• [Supplied material]:
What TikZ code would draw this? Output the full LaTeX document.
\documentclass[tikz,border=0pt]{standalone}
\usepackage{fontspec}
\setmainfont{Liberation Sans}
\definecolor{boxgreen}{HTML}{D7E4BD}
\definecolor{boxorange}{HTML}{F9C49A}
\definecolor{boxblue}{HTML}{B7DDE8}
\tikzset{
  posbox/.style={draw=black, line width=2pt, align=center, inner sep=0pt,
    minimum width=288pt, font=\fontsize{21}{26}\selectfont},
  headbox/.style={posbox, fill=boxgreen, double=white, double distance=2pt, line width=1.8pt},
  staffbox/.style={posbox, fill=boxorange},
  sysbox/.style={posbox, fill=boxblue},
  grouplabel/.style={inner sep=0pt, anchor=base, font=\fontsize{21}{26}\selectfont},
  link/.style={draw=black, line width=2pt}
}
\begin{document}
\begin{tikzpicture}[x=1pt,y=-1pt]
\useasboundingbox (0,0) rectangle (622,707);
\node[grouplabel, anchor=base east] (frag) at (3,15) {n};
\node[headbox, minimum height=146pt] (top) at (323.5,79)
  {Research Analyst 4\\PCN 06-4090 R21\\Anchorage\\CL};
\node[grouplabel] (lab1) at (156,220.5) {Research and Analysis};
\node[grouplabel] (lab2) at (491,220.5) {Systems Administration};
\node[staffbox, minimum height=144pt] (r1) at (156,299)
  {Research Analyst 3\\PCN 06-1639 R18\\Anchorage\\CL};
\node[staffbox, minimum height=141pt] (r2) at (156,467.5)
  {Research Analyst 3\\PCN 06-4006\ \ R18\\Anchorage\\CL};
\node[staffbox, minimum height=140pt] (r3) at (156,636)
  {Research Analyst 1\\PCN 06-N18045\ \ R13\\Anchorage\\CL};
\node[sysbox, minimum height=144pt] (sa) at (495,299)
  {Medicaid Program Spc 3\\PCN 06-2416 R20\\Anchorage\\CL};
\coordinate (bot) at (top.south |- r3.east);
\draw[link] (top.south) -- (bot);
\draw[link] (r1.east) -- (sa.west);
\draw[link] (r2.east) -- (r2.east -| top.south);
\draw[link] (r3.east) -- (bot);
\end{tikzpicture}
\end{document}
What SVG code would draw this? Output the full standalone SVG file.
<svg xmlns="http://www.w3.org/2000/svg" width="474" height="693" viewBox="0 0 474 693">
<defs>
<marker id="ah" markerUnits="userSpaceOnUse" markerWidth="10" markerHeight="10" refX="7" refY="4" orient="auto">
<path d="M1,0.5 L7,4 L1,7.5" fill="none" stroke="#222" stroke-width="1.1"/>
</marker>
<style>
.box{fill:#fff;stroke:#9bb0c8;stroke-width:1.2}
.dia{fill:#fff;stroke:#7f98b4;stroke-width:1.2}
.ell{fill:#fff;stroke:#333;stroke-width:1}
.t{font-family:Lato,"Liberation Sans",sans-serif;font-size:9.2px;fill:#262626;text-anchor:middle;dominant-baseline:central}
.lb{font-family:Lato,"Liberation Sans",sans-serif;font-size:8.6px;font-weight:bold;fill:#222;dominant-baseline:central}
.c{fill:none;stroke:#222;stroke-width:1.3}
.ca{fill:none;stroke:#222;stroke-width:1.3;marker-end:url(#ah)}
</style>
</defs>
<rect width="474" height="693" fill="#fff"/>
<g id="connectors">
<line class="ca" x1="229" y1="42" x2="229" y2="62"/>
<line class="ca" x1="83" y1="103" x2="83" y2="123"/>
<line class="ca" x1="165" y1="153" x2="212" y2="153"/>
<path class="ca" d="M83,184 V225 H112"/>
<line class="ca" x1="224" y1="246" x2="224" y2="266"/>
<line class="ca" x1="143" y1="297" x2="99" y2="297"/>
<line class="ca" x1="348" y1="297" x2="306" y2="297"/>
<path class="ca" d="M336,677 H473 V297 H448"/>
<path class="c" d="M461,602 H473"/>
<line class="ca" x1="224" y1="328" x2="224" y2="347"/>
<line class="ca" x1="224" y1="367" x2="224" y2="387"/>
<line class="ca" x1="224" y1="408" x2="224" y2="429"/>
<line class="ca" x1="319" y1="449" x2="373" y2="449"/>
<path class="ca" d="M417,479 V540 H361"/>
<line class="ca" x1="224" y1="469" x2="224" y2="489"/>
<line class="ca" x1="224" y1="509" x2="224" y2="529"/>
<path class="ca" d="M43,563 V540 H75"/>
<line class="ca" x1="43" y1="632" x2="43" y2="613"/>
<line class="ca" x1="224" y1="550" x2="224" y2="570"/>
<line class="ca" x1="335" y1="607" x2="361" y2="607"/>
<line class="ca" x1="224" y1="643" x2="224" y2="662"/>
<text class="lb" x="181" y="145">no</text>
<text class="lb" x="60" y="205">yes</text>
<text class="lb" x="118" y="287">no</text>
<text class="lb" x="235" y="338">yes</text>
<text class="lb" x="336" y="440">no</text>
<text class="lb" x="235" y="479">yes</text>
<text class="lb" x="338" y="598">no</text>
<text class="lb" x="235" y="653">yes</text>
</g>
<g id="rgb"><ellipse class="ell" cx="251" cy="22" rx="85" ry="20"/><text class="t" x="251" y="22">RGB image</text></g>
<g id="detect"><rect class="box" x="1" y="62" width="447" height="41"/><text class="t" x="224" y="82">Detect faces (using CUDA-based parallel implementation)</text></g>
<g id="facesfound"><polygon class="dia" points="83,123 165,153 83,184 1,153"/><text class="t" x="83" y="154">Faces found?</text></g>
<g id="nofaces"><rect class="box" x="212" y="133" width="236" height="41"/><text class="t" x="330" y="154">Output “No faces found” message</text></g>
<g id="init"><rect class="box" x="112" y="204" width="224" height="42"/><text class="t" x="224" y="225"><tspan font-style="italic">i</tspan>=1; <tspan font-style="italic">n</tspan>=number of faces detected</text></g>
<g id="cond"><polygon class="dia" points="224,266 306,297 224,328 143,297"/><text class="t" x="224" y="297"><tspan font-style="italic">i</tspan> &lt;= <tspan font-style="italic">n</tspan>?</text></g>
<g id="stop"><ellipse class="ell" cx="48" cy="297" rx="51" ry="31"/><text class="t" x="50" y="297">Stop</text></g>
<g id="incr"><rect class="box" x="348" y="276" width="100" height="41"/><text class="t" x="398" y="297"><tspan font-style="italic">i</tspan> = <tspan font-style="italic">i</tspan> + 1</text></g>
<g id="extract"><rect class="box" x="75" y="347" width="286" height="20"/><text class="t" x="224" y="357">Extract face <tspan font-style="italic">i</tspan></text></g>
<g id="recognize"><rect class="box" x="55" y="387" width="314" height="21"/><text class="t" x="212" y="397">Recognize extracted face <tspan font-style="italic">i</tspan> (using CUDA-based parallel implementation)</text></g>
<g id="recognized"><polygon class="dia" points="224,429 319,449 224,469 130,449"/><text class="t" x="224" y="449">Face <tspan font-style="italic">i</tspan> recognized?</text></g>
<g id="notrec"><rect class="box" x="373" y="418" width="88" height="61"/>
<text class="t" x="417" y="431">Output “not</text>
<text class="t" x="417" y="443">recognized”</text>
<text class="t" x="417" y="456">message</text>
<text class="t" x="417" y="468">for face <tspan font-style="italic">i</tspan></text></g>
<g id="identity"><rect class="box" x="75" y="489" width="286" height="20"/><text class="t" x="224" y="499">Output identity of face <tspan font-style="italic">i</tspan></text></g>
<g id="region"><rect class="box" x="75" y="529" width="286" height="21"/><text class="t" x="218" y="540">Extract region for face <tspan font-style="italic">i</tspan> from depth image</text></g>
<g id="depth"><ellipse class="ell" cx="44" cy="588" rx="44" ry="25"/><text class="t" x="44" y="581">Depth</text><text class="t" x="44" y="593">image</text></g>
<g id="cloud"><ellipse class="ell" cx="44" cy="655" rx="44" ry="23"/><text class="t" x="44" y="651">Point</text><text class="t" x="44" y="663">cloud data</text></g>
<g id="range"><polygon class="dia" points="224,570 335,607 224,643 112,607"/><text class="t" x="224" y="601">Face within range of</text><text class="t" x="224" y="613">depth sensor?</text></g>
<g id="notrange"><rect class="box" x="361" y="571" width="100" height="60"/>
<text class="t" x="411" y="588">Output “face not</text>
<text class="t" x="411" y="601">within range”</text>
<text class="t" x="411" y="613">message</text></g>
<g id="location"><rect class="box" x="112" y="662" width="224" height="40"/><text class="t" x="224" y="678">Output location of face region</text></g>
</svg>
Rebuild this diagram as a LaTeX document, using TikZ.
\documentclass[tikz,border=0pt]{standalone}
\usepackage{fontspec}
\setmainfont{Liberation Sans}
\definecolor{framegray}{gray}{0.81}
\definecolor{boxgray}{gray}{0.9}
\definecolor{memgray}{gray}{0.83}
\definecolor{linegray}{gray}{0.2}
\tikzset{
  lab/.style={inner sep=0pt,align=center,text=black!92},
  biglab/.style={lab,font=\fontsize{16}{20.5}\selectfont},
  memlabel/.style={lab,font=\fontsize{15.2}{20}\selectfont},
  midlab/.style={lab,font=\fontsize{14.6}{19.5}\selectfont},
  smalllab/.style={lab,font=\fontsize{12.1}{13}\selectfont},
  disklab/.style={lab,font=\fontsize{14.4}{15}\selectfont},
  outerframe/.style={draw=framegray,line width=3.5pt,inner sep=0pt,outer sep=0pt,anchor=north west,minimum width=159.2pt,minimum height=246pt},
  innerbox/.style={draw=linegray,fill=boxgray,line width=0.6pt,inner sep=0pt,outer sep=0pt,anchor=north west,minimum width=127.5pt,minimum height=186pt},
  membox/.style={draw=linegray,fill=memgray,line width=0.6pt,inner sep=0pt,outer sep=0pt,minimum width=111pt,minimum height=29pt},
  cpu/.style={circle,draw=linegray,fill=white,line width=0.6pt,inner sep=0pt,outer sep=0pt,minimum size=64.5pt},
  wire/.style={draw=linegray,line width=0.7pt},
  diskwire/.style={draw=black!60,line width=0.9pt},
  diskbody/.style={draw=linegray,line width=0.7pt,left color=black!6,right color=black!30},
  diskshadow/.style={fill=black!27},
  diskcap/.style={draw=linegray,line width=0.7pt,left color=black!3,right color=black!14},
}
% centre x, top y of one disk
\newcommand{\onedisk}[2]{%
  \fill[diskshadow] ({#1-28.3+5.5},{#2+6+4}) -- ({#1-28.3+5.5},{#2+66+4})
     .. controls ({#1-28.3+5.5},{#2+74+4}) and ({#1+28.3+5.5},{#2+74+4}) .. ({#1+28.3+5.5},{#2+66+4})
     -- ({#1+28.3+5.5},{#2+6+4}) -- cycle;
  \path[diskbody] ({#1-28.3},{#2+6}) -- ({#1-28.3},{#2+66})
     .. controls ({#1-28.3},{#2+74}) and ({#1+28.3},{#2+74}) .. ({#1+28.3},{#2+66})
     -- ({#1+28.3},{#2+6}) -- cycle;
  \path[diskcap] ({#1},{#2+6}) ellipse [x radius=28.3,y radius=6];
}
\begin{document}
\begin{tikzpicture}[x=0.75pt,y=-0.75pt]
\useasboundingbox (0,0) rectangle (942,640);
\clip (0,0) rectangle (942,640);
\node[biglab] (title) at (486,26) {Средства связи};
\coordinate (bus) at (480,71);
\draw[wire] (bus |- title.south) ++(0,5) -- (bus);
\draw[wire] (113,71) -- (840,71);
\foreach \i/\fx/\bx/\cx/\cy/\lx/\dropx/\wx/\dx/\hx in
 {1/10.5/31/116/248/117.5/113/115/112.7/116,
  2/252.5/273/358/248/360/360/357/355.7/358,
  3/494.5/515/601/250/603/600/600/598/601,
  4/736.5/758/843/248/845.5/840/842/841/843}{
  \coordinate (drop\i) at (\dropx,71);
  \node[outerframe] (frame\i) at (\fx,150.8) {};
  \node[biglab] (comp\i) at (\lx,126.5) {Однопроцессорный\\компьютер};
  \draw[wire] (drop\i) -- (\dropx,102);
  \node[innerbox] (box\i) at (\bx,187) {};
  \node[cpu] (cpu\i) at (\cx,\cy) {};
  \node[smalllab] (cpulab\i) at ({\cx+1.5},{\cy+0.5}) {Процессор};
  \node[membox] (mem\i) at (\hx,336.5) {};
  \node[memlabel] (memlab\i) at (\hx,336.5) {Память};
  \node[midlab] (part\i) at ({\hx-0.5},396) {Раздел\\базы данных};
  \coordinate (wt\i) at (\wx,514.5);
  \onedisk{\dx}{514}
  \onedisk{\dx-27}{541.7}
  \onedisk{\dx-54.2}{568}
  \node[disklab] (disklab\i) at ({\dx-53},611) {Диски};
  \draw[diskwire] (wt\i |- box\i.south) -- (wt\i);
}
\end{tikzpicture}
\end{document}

• [Goal of the exercise]: Among these entries, how many lines include the string "LaTeX"? Reply with the number by itself.

• [Finished answer]: 2